» **Data lines**
START
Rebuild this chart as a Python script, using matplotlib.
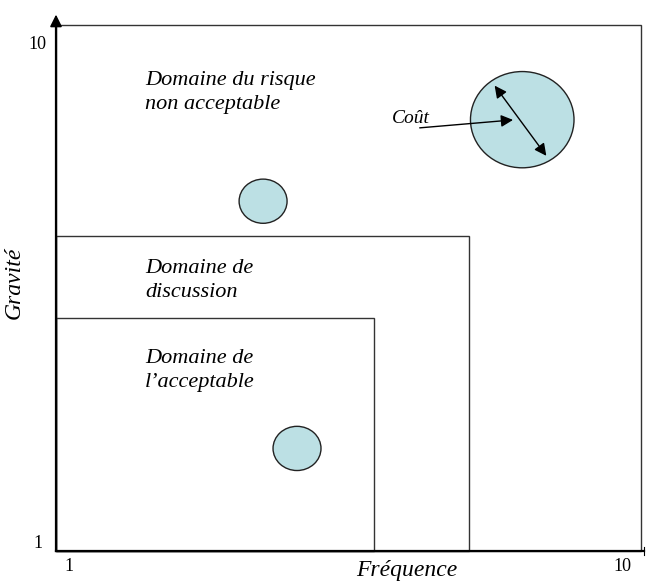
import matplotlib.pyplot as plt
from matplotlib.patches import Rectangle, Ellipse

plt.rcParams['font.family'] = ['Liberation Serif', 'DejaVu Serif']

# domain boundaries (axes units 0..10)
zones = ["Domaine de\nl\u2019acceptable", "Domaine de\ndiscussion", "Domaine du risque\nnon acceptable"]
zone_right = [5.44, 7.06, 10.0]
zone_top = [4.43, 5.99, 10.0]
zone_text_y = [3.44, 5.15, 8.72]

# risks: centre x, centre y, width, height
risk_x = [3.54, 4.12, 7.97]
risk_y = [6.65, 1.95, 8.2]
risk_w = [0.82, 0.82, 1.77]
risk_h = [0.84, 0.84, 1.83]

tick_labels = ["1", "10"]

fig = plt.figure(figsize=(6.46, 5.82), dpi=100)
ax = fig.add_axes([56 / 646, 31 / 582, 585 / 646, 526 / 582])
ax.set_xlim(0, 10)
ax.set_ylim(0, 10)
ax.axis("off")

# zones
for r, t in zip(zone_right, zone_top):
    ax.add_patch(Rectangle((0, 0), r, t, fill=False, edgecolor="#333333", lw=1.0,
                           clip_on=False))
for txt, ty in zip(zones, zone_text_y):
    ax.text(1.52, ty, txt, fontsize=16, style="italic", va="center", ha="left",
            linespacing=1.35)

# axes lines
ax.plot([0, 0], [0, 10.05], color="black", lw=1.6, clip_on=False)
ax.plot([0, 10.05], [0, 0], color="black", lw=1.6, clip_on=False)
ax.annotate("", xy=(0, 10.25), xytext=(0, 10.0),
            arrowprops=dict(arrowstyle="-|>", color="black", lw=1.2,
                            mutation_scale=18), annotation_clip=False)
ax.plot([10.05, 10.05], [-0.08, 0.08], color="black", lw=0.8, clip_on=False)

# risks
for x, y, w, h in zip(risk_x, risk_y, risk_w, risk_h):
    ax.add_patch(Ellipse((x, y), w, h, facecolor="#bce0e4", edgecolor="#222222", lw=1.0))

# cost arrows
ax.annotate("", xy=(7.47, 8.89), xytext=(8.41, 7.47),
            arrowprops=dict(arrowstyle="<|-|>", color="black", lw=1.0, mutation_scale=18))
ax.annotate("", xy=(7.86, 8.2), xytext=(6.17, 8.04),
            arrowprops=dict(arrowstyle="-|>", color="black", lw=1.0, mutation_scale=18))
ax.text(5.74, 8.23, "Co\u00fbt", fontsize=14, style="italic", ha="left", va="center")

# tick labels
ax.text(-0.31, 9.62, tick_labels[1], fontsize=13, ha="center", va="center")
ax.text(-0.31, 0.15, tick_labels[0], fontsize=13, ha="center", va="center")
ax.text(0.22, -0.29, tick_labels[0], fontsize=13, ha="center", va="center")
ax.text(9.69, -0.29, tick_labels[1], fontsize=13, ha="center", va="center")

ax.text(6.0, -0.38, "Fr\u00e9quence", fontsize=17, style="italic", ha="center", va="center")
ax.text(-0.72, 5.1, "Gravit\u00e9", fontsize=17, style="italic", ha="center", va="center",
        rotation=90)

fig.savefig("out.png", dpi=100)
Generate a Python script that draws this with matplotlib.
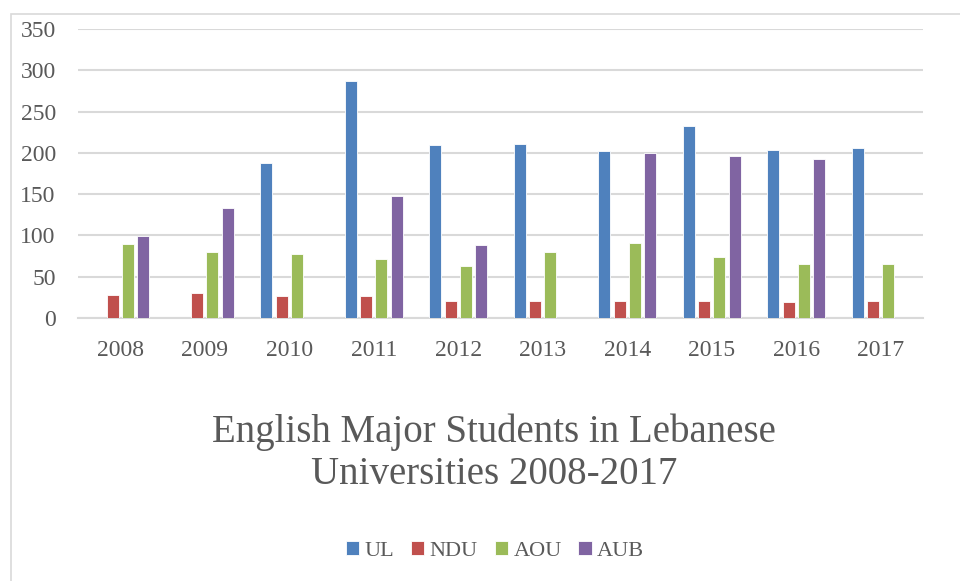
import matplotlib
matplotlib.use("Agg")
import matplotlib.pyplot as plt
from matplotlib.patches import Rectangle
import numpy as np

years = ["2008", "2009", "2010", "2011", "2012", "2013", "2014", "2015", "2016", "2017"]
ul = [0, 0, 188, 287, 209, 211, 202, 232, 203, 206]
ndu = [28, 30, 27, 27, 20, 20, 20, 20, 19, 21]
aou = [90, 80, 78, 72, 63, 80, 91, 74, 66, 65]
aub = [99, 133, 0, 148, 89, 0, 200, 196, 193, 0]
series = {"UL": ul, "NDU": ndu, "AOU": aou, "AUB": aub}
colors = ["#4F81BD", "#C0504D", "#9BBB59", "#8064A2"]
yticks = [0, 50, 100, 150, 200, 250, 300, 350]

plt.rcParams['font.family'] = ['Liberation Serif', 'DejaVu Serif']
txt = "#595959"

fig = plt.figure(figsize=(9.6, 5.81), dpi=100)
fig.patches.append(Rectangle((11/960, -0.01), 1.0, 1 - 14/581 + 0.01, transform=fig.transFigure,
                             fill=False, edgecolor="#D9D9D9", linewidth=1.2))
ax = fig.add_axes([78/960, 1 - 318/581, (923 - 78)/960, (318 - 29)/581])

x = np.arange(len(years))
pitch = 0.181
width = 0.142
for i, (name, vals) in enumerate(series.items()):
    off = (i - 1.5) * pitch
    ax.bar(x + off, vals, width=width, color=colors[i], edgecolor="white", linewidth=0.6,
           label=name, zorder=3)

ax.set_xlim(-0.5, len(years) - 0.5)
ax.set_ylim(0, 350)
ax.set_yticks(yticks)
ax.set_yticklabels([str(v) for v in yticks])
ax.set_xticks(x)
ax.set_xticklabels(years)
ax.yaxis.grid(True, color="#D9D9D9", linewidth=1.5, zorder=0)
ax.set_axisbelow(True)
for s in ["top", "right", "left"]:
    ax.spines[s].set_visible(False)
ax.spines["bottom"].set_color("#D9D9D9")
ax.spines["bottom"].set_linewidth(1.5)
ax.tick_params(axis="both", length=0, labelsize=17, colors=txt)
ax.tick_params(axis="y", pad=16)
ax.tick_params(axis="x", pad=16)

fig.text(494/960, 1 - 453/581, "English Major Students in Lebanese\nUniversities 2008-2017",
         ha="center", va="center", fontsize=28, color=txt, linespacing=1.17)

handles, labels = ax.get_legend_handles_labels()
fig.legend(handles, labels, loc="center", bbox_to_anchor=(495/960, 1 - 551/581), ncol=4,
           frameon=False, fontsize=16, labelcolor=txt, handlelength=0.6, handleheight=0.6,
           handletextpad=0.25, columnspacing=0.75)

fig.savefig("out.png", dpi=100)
END
START
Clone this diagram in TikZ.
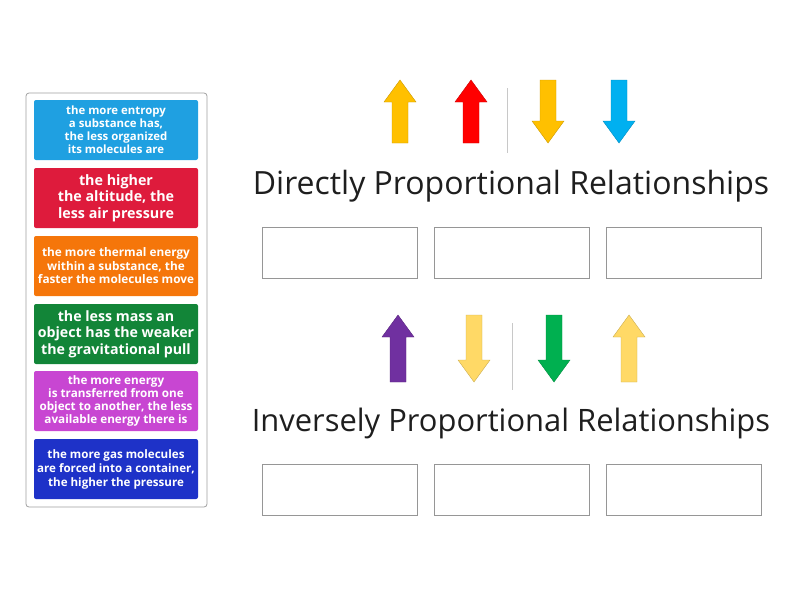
END
» **Goal of the exercise**
Nothing but the lines from the one containing "Rebuild this chart" through the one containing "linespacing=1.35)" should appear in your copy, exactly as written and without pictures.

» **Reply to the task**
Rebuild this chart as a Python script, using matplotlib.
import matplotlib.pyplot as plt
from matplotlib.patches import Rectangle, Ellipse

plt.rcParams['font.family'] = ['Liberation Serif', 'DejaVu Serif']

# domain boundaries (axes units 0..10)
zones = ["Domaine de\nl\u2019acceptable", "Domaine de\ndiscussion", "Domaine du risque\nnon acceptable"]
zone_right = [5.44, 7.06, 10.0]
zone_top = [4.43, 5.99, 10.0]
zone_text_y = [3.44, 5.15, 8.72]

# risks: centre x, centre y, width, height
risk_x = [3.54, 4.12, 7.97]
risk_y = [6.65, 1.95, 8.2]
risk_w = [0.82, 0.82, 1.77]
risk_h = [0.84, 0.84, 1.83]

tick_labels = ["1", "10"]

fig = plt.figure(figsize=(6.46, 5.82), dpi=100)
ax = fig.add_axes([56 / 646, 31 / 582, 585 / 646, 526 / 582])
ax.set_xlim(0, 10)
ax.set_ylim(0, 10)
ax.axis("off")

# zones
for r, t in zip(zone_right, zone_top):
    ax.add_patch(Rectangle((0, 0), r, t, fill=False, edgecolor="#333333", lw=1.0,
                           clip_on=False))
for txt, ty in zip(zones, zone_text_y):
    ax.text(1.52, ty, txt, fontsize=16, style="italic", va="center", ha="left",
            linespacing=1.35)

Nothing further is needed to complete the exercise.